If it runs everything you want it to run at an acceptable level, then don't upgrade. If you're doing a lot of video encoding/editing type work, or want to play a video game and stream it at the same time, etc, then yeah, Ryzen is a good chip. Playing the latest AAA games at high framerates? Good chip, although you should look at Intel's 4-core line as a probable better value.

Mostly do home office/spreadsheets/netflix? Pssh. You can buy an entire machine for the price of an R7 + motherboard. Why bother?
 
You can buy an entire machine for the price of an R7 + motherboard. Why bother?

Yeah, that's probably true, and I've considered that. I can use that money for my next vacation to South America which I will enjoy far more than having a new CPU and Mobo where I may not even notice the improvement in performance unless I run a benchmark. :/
 
Yeah, that's probably true, and I've considered that. I can use that money for my next vacation to South America which I will enjoy far more than having a new CPU and Mobo where I may not even notice the improvement in performance unless I run a benchmark. :/

If it's simply home office/browsing/netflix type operations, the biggest single upgrade to your computer experience, by a huge margin, is a solid-state drive. (SSD) By far the best computer upgrade purchase you can make, if you don't already have one.
 
If it's simply home office/browsing/netflix type operations, the biggest single upgrade to your computer experience, by a huge margin, is a solid-state drive. (SSD) By far the best computer upgrade purchase you can make, if you don't already have one.

Well, that's been an issue for me. I bought an SSD and I just use it as a secondary drive. When I boot from my SSD, I get a weird issue. Every few seconds a command box will flash up on my screen. It will minimize whatever I'm doing, including games. I've tried google searches and no solution. Really odd.

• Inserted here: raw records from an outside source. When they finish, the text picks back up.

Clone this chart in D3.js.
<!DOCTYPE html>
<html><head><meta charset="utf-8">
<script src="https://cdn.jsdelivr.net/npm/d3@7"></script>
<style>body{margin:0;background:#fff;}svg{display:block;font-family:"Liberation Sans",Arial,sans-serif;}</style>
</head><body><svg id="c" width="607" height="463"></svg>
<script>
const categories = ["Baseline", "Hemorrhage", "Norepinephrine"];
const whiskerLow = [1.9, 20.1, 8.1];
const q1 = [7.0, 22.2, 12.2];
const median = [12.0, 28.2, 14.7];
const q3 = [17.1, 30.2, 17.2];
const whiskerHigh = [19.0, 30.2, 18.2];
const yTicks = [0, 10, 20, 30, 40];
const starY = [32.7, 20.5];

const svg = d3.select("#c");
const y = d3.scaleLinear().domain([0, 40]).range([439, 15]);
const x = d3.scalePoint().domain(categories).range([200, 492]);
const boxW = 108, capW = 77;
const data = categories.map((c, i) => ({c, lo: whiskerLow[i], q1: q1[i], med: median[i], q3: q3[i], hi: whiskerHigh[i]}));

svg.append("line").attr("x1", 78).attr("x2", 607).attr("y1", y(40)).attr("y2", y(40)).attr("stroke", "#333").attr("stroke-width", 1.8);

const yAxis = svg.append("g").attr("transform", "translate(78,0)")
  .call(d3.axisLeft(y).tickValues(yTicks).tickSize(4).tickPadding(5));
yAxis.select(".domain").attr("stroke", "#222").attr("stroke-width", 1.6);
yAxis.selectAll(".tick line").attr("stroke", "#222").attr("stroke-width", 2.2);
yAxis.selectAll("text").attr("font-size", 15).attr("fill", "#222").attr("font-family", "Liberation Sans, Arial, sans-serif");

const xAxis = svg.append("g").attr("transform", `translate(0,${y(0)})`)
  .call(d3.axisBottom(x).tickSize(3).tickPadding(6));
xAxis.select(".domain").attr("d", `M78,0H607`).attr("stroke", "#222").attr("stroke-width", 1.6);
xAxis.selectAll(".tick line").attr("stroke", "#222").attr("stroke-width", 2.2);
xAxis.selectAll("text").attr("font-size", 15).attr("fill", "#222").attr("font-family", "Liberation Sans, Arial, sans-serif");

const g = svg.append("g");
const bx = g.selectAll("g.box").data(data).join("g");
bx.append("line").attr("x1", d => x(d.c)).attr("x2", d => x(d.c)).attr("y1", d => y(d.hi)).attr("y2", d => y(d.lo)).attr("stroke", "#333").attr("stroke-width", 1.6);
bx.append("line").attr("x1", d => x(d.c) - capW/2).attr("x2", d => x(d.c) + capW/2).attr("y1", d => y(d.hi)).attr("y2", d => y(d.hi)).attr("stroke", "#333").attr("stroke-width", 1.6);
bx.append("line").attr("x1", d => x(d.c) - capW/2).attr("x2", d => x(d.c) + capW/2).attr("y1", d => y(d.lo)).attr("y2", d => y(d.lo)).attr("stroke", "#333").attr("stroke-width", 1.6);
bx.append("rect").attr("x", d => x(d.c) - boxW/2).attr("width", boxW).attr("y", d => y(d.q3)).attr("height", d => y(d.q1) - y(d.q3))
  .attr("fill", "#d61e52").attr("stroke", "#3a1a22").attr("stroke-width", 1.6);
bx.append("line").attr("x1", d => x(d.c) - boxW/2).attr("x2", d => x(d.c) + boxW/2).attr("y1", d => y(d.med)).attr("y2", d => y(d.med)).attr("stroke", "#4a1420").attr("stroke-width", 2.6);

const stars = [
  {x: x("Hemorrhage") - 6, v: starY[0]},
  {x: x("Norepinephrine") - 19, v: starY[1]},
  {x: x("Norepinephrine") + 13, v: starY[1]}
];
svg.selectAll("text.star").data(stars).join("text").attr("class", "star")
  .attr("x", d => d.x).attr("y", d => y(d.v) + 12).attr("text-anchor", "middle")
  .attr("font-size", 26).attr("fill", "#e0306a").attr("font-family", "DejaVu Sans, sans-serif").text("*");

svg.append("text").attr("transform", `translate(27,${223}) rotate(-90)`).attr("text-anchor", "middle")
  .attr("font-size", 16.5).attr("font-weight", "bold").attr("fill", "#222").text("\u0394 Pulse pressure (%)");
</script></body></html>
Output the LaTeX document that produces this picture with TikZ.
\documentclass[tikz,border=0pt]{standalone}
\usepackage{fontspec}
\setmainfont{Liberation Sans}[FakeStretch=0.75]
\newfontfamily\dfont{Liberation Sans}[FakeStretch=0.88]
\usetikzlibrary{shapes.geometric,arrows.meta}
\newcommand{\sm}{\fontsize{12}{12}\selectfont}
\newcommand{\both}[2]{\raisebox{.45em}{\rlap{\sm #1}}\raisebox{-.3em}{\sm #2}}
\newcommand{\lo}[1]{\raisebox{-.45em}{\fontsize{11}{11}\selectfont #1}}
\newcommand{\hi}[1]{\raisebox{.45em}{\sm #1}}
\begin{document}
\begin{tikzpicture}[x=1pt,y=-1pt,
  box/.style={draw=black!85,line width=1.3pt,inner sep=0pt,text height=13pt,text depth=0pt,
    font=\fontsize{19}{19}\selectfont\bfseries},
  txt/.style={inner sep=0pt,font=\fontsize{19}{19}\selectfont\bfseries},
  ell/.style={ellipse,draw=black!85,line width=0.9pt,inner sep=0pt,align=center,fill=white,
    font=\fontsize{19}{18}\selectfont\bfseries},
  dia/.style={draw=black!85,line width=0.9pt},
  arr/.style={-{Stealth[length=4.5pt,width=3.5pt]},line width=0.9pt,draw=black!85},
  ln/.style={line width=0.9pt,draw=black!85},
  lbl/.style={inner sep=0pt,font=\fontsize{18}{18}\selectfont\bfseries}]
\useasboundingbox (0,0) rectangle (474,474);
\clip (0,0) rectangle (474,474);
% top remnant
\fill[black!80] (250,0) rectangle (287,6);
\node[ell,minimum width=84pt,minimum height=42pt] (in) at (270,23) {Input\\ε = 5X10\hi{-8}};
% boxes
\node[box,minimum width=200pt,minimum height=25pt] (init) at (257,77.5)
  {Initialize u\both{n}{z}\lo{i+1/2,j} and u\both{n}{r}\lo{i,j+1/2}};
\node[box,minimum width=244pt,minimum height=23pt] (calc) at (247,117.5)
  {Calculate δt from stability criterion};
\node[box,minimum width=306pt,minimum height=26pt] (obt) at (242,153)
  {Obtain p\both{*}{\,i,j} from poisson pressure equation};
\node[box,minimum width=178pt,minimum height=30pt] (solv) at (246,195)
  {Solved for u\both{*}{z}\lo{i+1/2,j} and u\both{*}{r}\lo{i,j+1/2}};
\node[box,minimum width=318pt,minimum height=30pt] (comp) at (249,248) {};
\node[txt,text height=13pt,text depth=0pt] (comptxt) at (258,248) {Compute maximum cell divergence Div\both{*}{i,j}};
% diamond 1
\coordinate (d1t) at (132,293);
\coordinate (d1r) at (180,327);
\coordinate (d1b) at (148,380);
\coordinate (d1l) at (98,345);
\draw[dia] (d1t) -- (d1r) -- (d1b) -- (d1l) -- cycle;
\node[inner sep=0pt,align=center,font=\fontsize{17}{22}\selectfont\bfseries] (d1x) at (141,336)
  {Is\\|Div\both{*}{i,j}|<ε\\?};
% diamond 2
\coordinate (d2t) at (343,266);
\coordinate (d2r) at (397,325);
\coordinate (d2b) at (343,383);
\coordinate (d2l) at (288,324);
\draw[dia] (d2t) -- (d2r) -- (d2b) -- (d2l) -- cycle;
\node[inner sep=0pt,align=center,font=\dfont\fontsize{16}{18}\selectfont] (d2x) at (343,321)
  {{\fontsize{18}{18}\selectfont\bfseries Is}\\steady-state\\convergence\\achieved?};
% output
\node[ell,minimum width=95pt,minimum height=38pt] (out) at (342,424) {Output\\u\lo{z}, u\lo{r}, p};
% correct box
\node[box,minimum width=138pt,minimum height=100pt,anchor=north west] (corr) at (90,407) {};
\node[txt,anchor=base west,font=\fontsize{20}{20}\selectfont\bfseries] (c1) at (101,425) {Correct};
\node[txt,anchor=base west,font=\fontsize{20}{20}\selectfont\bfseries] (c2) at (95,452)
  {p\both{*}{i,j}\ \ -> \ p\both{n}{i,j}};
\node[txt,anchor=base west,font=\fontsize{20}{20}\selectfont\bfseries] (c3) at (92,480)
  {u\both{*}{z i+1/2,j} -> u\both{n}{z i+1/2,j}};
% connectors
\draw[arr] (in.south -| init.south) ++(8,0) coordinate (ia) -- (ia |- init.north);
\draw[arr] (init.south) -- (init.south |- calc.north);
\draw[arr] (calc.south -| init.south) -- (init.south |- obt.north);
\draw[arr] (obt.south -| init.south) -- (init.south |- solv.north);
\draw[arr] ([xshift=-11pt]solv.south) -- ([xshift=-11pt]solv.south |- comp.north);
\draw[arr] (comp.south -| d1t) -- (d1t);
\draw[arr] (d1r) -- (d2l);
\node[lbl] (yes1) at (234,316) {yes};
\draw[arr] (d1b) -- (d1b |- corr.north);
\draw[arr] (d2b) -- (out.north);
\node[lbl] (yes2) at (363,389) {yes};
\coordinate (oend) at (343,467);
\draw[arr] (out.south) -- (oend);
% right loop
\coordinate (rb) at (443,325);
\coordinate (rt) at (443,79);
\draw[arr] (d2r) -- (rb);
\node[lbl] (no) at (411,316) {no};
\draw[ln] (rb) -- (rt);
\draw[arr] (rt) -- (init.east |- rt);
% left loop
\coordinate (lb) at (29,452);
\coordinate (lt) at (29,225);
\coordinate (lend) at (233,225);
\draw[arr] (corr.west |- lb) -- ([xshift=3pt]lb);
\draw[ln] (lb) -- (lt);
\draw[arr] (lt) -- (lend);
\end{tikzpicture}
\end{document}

So, I still boot from my HD and just run some of my games from my SSD. They certainly load faster and play better off my SSD.
 
Well, that's been an issue for me. I bought an SSD and I just use it as a secondary drive. When I boot from my SSD, I get a weird issue. Every few seconds a command box will flash up on my screen. It will minimize whatever I'm doing, including games. I've tried google searches and no solution. Really odd.

So, I still boot from my HD and just run some of my games from my SSD. They certainly load faster and play better off my SSD.

Huh.

Did you do a fresh install of windows on the SSD or did you copy data over?
 
I mirrored my HD.

I'd try a fresh Windows install and see if it continues. It would be nice to have the OS on the SSD.
 
I'd try a fresh Windows install and see if it continues. It would be nice to have the OS on the SSD.

Yeah, I know man. But that's an issue. I bought an OEM version of Win7 several years back and I have no idea where that **** is. :/ I still have my WinXP disk, but I don't want that old crap.
 
Same discussion I have when talking to people about buying an airplane. The first question is always "what's the mission?"

If it runs everything you want it to run at an acceptable level, then don't upgrade. If you're doing a lot of video encoding/editing type work, or want to play a video game and stream it at the same time, etc, then yeah, Ryzen is a good chip. Playing the latest AAA games at high framerates? Good chip, although you should look at Intel's 4-core line as a probable better value.

Mostly do home office/spreadsheets/netflix? Pssh. You can buy an entire machine for the price of an R7 + motherboard. Why bother?

Well most of the is done via GPU now though anyways.
 
Yep I had read some of the first tests and people were having issues with the asus bios.
Not sure why. The gigabyte aorsus isn't doesn't over lock that well.

Well not good a lot of asus boards are bricked it seems.
So that is out.

I first spaced out gigabyte I think I will just keep with them.

I still wanted to get a crosshair because it also supports am3 brackets so I dont have to wait the 2 weeks for corsair to send me a new mounting bracket but then I saw that places actually had the MSI titanium in stock and I can use the wraith spire cooler that comes with the 1700 until corsair send it. So I got the msi x370 titanium gaming everything should be here by next weekend and then I can go to work.
 
I still wanted to get a crosshair because it also supports am3 brackets so I dont have to wait the 2 weeks for corsair to send me a new mounting bracket but then I saw that places actually had the MSI titanium in stock and I can use the wraith spire cooler that comes with the 1700 until corsair send it. So I got the msi x370 titanium gaming everything should be here by next weekend and then I can go to work.

I was looking at that board. It looks pretty sweet.
I have an msi board now and it has been solid for 6 years.

I have to wait for my next project bonus.
which will be more towards Christmas.

By then I hope they have the rest of the bugs worked out.
 
I was looking at that board. It looks pretty sweet.
I have an msi board now and it has been solid for 6 years.

I have to wait for my next project bonus.
which will be more towards Christmas.

By then I hope they have the rest of the bugs worked out.

Well I finally got my ryzen in and I had to pair it with my 1080ti since I couldn't get the 1080 to work on it

It's running at 3.9ghz on air right now, waiting for my corsair bracket to come it for my liquid cooling

20170316_100918.jpg

20170316_100903.jpg
 
Well I finally got my ryzen in and I had to pair it with my 1080ti since I couldn't get the 1080 to work on it

It's running at 3.9ghz on air right now, waiting for my corsair bracket to come it for my liquid cooling

View attachment 67215280

View attachment 67215281

What the hell am I looking at in those pics? I've been building computers for 25 years and I can't see anything familiar. What is that circle thing for instance? The CPU cooler? And why are the memory slots lit up?